Regulated vs Unregulated Bridging: Why It Matters for Cost and Process

Regulated bridging loans generally apply when a property is or will be occupied by you or close family. Unregulated bridging typically applies to investment or business purpose transactions. The distinction matters because underwriting approach, compliance requirements, and timescales differ. This can influence total cost. If your use case is close to the boundary, get clear advice early and model both timing and fee outcomes.

Should You Use Bridging for Refurbishment and Flip Projects?

Bridging can be effective for value-add strategies when timelines are tight and conventional lenders are too slow or restrictive.
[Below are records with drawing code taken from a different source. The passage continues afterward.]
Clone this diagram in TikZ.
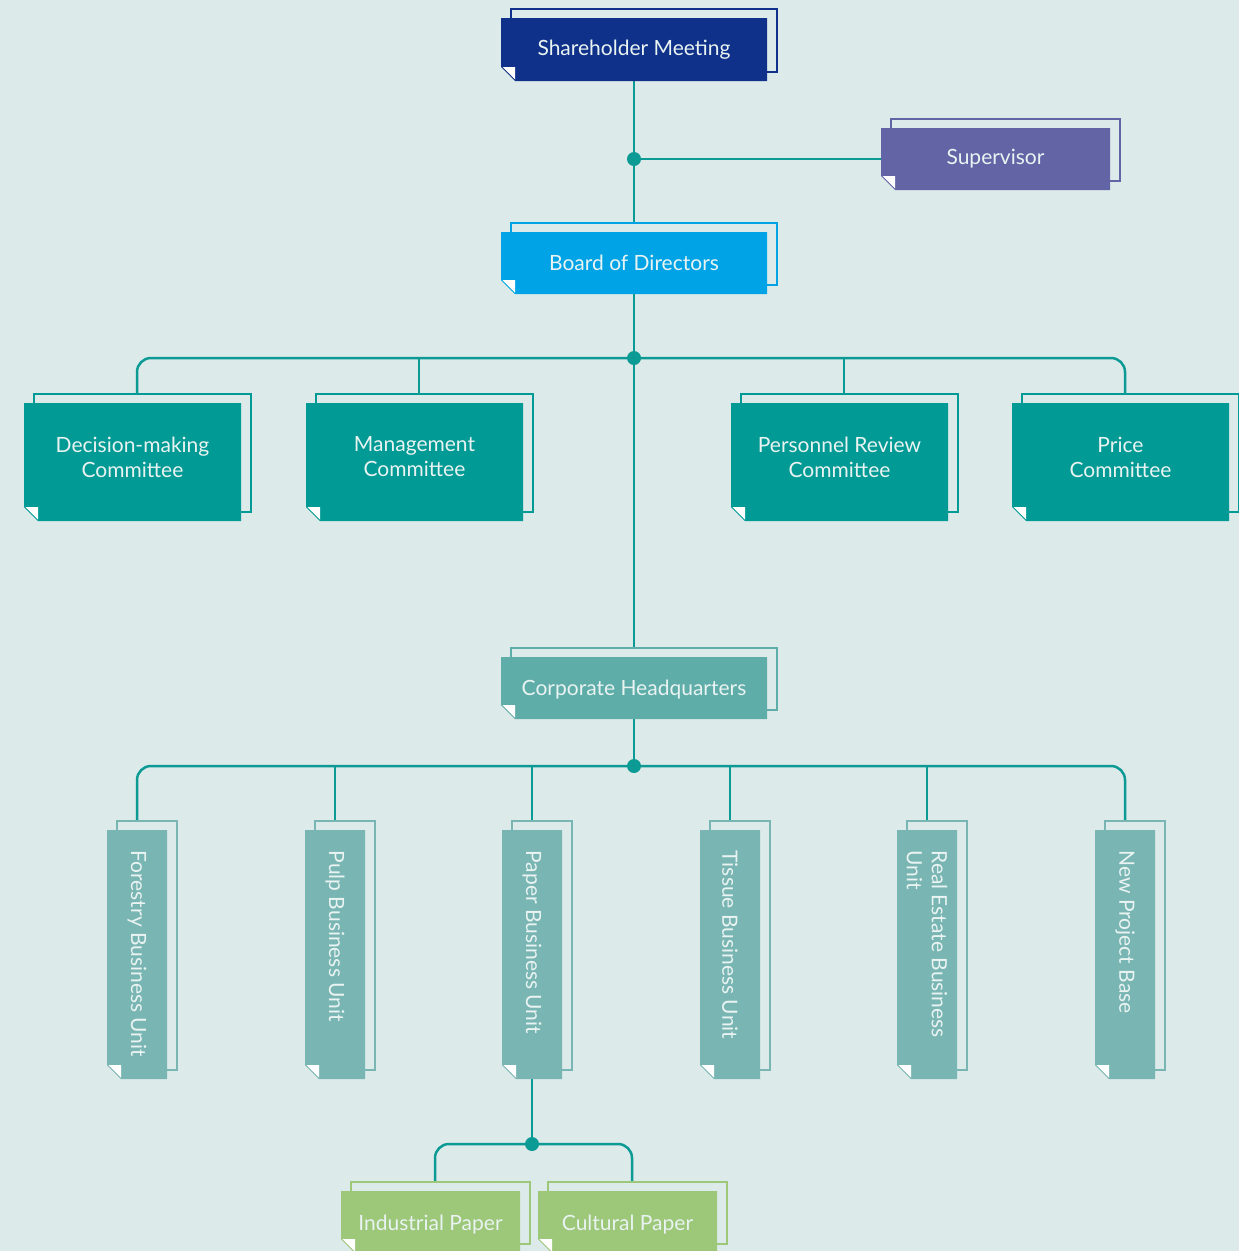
\documentclass[tikz,border=0pt]{standalone}
\usepackage{fontspec}
\setmainfont{Lato}
\usetikzlibrary{calc}

\definecolor{bgc}{HTML}{DDEAEA}
\definecolor{linec}{HTML}{0C9A94}
\definecolor{shareC}{HTML}{10318A}
\definecolor{superC}{HTML}{6264A6}
\definecolor{boardC}{HTML}{00A4E6}
\definecolor{commC}{HTML}{029A94}
\definecolor{hqC}{HTML}{5FADA8}
\definecolor{unitC}{HTML}{79B6B3}
\definecolor{paperC}{HTML}{9DC779}
\definecolor{txtC}{HTML}{E9F3F2}

\pgfdeclarelayer{background}
\pgfsetlayers{background,main}

\tikzset{
  link/.style={linec, line width=2.5pt},
  hub/.style={circle, fill=linec, inner sep=0pt, minimum size=14pt},
  frame/.style={inner sep=0pt, outer sep=0pt},
  boxtext/.style={text=txtC, font=\fontsize{21}{25}\selectfont, align=center},
  unittext/.style={boxtext, rotate=-90, anchor=west, align=left},
}

% colour, name, position, width, height
\newcommand{\orgbox}[5]{%
  \node[frame, minimum width=#4pt, minimum height=#5pt] (#2) at (#3) {};
  \draw[#1, line width=2.2pt, fill=bgc] ([shift={(10pt,9pt)}]#2.south west) rectangle ([shift={(10pt,9pt)}]#2.north east);
  \fill[#1] (#2.north west) -- (#2.north east) -- (#2.south east) -- ([xshift=14pt]#2.south west) -- ([yshift=14pt]#2.south west) -- cycle;
  \fill[white] ([shift={(1.5pt,14pt)}]#2.south west) -- ([shift={(14pt,14pt)}]#2.south west) -- ([shift={(14pt,1.5pt)}]#2.south west) -- cycle;
}

\begin{document}
\begin{tikzpicture}[x=1pt, y=-1pt]

  \useasboundingbox (0,0) rectangle (1239,1251);

  % top levels
  \orgbox{shareC}{share}{634,49.5}{266}{63}
  \node[boxtext] (share-t) at (share) {Shareholder Meeting};
  \orgbox{superC}{sup}{995.5,159}{229}{62}
  \node[boxtext] (sup-t) at (sup) {Supervisor};
  \orgbox{boardC}{board}{634,263}{266}{62}
  \node[boxtext] (board-t) at (board) {Board of Directors};

  % committees
  \foreach \nm/\cx/\txt in {dec/132.5/{Decision-making\\Committee}, mgmt/414.5/{Management\\Committee},
                            pers/839.5/{Personnel Review\\Committee}, price/1120.5/{Price\\Committee}} {
    \orgbox{commC}{\nm}{\cx,462}{217}{118}
    \node[boxtext] (\nm-t) at ([yshift=5pt]\nm) {\txt};
  }

  \orgbox{hqC}{hq}{634,688}{266}{62}
  \node[boxtext] (hq-t) at ([yshift=-1.5pt]hq) {Corporate Headquarters};

  % business units
  \foreach \nm/\cx/\txt in {u1/137/{Forestry Business Unit}, u2/335/{Pulp Business Unit},
                            u3/532/{Paper Business Unit}, u4/730/{Tissue Business Unit},
                            u5/927/{Real Estate Business\\Unit}, u6/1125/{New Project Base}} {
    \orgbox{unitC}{\nm}{\cx,954.5}{60}{249}
    \node[unittext] (\nm-t) at ([yshift=-17pt]\nm.north) {\txt};
  }

  \orgbox{paperC}{ind}{430.5,1222}{179}{62}
  \node[boxtext] (ind-t) at ([yshift=-3pt]ind) {Industrial Paper};
  \orgbox{paperC}{cul}{627.5,1222}{179}{62}
  \node[boxtext] (cul-t) at ([yshift=-3pt]cul) {Cultural Paper};

  % hubs
  \node[hub] (hub1) at (634,159) {};
  \node[hub] (hub2) at (634,358) {};
  \node[hub] (hub3) at (634,766) {};
  \node[hub] (hub4) at (532,1144) {};

  \begin{pgfonlayer}{background}
    \fill[bgc] (0,0) rectangle (1239,1251);
    \draw[link] (share.south) -- (board.north);
    \draw[link] (hub1.center) -- (sup.west);
    \draw[link] (board.south) -- (hq.north);
    \draw[link, rounded corners=14pt] ([xshift=4.5pt]dec.north) |- (hub2.center) -| ([xshift=4.5pt]price.north);
    \foreach \nm in {mgmt,pers}
      \draw[link] ([xshift=4.5pt]\nm.north) -- ([xshift=4.5pt]\nm.north |- hub2.center);
    \draw[link] (hq.south) -- (hub3.center);
    \draw[link, rounded corners=14pt] (u1.north) |- (hub3.center) -| (u6.north);
    \foreach \nm in {u2,u3,u4,u5}
      \draw[link] (\nm.north) -- (\nm.north |- hub3.center);
    \draw[link] (u3.south) -- (hub4.center);
    \draw[link, rounded corners=14pt] ([xshift=4.5pt]ind.north) |- (hub4.center) -| ([xshift=4.5pt]cul.north);
  \end{pgfonlayer}

\end{tikzpicture}
\end{document}
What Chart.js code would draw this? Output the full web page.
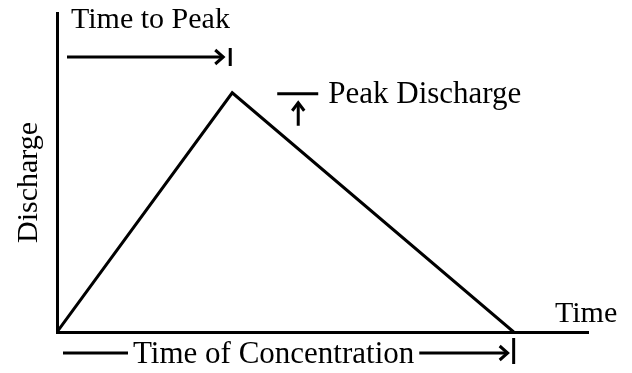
<!DOCTYPE html>
<html>
<head>
<meta charset="utf-8">
<style>
  html, body { margin: 0; padding: 0; background: #fff; }
  #hydro { display: block; }
</style>
<script src="https://cdn.jsdelivr.net/npm/chart.js@4"></script>
</head>
<body>
<canvas id="hydro" width="632" height="373"></canvas>
<script>
// triangular hydrograph: start, peak, end of runoff
const hydroTime = [0, 3.3, 8.6];
const hydroFlow = [0, 7.5, 0];
const axisNames = ['Time', 'Discharge'];
const markerLabels = ['Time to Peak', 'Peak Discharge', 'Time of Concentration'];

const serif = (px) => px + 'px "Liberation Serif", "Times New Roman", serif';

function arrowHead(ctx, x, y, dir) {
  // open head, dir: 'right' or 'up'
  ctx.beginPath();
  if (dir === 'right') {
    ctx.moveTo(x - 8, y - 7);
    ctx.lineTo(x, y);
    ctx.lineTo(x - 8, y + 7);
  } else {
    ctx.moveTo(x - 6, y + 8);
    ctx.lineTo(x, y);
    ctx.lineTo(x + 6, y + 8);
  }
  ctx.stroke();
}

function seg(ctx, x1, y1, x2, y2) {
  ctx.beginPath();
  ctx.moveTo(x1, y1);
  ctx.lineTo(x2, y2);
  ctx.stroke();
}

const hydroNotes = {
  id: 'hydroNotes',
  afterDraw(chart) {
    const { ctx, scales: { x, y } } = chart;
    const x0 = x.getPixelForValue(hydroTime[0]);
    const xPk = x.getPixelForValue(hydroTime[1]);
    const xEnd = x.getPixelForValue(hydroTime[2]);
    const y0 = y.getPixelForValue(0);
    const yPk = y.getPixelForValue(hydroFlow[1]);

    ctx.save();
    ctx.fillStyle = '#000';
    ctx.strokeStyle = '#000';
    ctx.lineWidth = 3;
    ctx.lineCap = 'butt';
    ctx.textBaseline = 'alphabetic';
    ctx.textAlign = 'left';

    // time to peak
    ctx.font = serif(30);
    ctx.fillText(markerLabels[0], x0 + 14, 28);
    seg(ctx, x0 + 10, 57, xPk - 9, 57);
    arrowHead(ctx, xPk - 9, 57, 'right');
    seg(ctx, xPk - 2, 48, xPk - 2, 66);

    // peak discharge
    seg(ctx, xPk + 45, yPk + 1, xPk + 86, yPk + 1);
    seg(ctx, xPk + 66, yPk + 33, xPk + 66, yPk + 10);
    arrowHead(ctx, xPk + 66, yPk + 10, 'up');
    ctx.font = serif(31);
    ctx.fillText(markerLabels[1], xPk + 96, yPk + 10);

    // time of concentration
    const yb = y0 + 21;
    const tx = x0 + 76;
    const tw = ctx.measureText(markerLabels[2]).width;
    seg(ctx, x0 + 6, yb, tx - 5, yb);
    ctx.fillText(markerLabels[2], tx, y0 + 31);
    seg(ctx, tx + tw + 5, yb, xEnd - 6, yb);
    arrowHead(ctx, xEnd - 6, yb, 'right');
    seg(ctx, xEnd, y0 + 6, xEnd, y0 + 32);

    // axis names
    ctx.font = serif(30);
    ctx.fillText(axisNames[0], x.right - 33, y0 - 10);
    ctx.translate(37, (y.top + y.bottom) / 2 + 10);
    ctx.rotate(-Math.PI / 2);
    ctx.textAlign = 'center';
    ctx.fillText(axisNames[1], 0, 0);
    ctx.restore();
  }
};

new Chart(document.getElementById('hydro'), {
  type: 'line',
  data: {
    datasets: [{
      data: hydroTime.map((t, i) => ({ x: t, y: hydroFlow[i] })),
      borderColor: '#000',
      borderWidth: 3,
      pointRadius: 0,
      tension: 0,
      fill: false
    }]
  },
  options: {
    responsive: false,
    devicePixelRatio: 1,
    animation: false,
    layout: { padding: { left: 57, top: 13, right: 44, bottom: 41 } },
    plugins: { legend: { display: false }, tooltip: { enabled: false } },
    scales: {
      x: {
        type: 'linear', min: 0, max: 10,
        grid: { display: false, drawTicks: false },
        border: { display: true, color: '#000', width: 3 },
        ticks: { display: false }
      },
      y: {
        min: 0, max: 10,
        grid: { display: false, drawTicks: false },
        border: { display: true, color: '#000', width: 3 },
        ticks: { display: false }
      }
    }
  },
  plugins: [hydroNotes]
});
</script>
</body>
</html>
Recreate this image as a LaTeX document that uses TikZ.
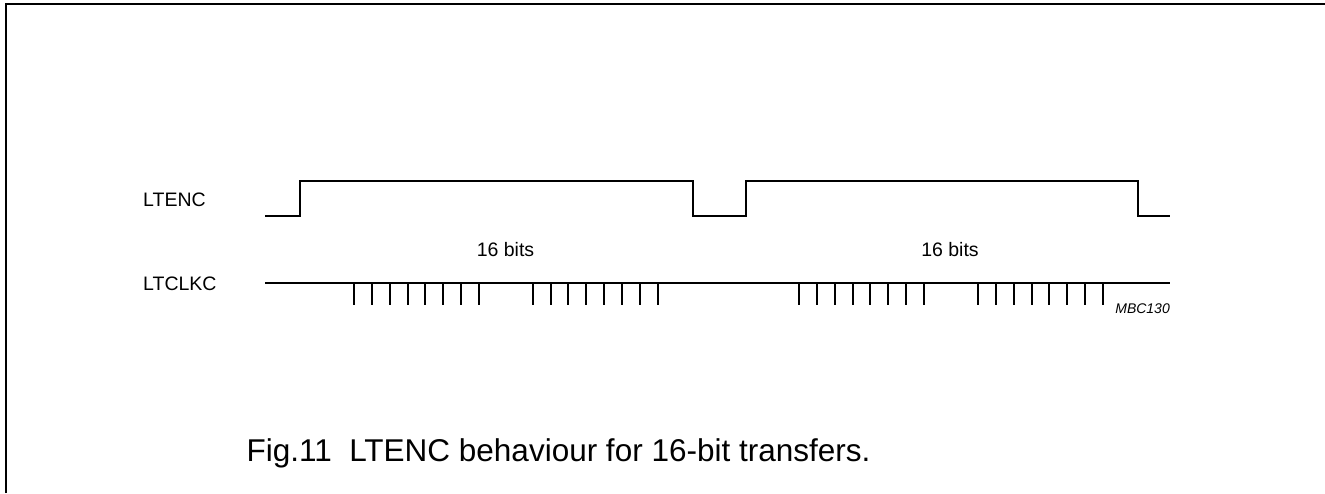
\documentclass[tikz,border=0pt]{standalone}
\usepackage{fontspec}
\setmainfont{Liberation Sans}
\usepackage{tikz}

\tikzset{
	sig/.style={line width=2pt, line join=miter},
	lbl/.style={inner sep=0pt, font=\fontsize{19.5}{22}\selectfont},
	tag/.style={inner sep=0pt, font=\fontsize{14}{16}\selectfont\itshape},
	capt/.style={inner sep=0pt, font=\fontsize{31.5}{36}\selectfont}
}

\begin{document}
\begin{tikzpicture}[x=1pt, y=-1pt]
	\useasboundingbox (0,0) rectangle (1325,493);
	% frame
	\draw[line width=2pt] (5.5,493) -- (5.5,4) -- (1325,4);

	% signal names
	\node[lbl, anchor=base west] (enc) at (143,206) {LTENC};
	\node[lbl, anchor=base west] (clk) at (143,290) {LTCLKC};

	% LTENC waveform
	\coordinate (e0) at (265,216);
	\coordinate (e1) at (300,216);
	\coordinate (e2) at (693,216);
	\coordinate (e3) at (746,216);
	\coordinate (e4) at (1138,216);
	\coordinate (e5) at (1170,216);
	\draw[sig] (e0) -- (e1) -- ++(0,-35.3) -| (e2) -- (e3) -- ++(0,-35.3) -| (e4) -- (e5);

	\node[lbl, anchor=base] (bitsa) at (505.5,256.5) {16 bits};
	\node[lbl, anchor=base] (bitsb) at (950,256.5) {16 bits};

	% LTCLKC waveform
	\coordinate (c0) at (265,283.3);
	\coordinate (c1) at (1170,283.3);
	\draw[sig] (c0) -- (c1);
	\foreach \s in {354,532.7,799,978}
		\foreach \k in {0,...,7}
			\draw[sig] (\s+17.85*\k,283.3) -- ++(0,22);

	\node[tag, anchor=base east] (mbc) at (1170,313) {MBC130};

	\node[capt, anchor=base] (cap) at (558.5,461) {Fig.11\ \ LTENC behaviour for 16-bit transfers.};
\end{tikzpicture}
\end{document}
It is most suitable when:

  • The purchase discount and improvement plan are clear and quantifiable.
  • You have contingency for budget overrun and time overrun.
  • Your exit route is pre-planned with broker and solicitor input.
  • You have realistic comparables supporting end value.

It is less suitable when the project relies on optimistic resale assumptions or uncertain planning outcomes without financial buffer.

Checklist Before You Commit

  • Run base, delay, and stress scenarios in the calculator.
  • Confirm whether interest is simple or compounded in your offer terms.
  • Verify all lender and third-party fees in writing.
  • Check whether fees are deducted upfront or added to balance.
  • Model complete acquisition and exit costs, including taxes and legal.
  • Document a backup exit strategy in case your first route slips.

Final Takeaway: How Much Is a Bridging Loan Really?

The short answer is that a bridging loan can be cost-effective for the right deal, but it is rarely cheap in absolute terms. The true cost depends on rate, structure, fees, and time. Time is often the biggest hidden variable. A few extra months can turn a viable project into a marginal one.

Use the calculator to price the entire borrowing package, not just the monthly rate. Focus on net advance, total repayable, and whether your exit clears comfortably after all costs. If your project still works after stress testing, your financing decision is likely much stronger.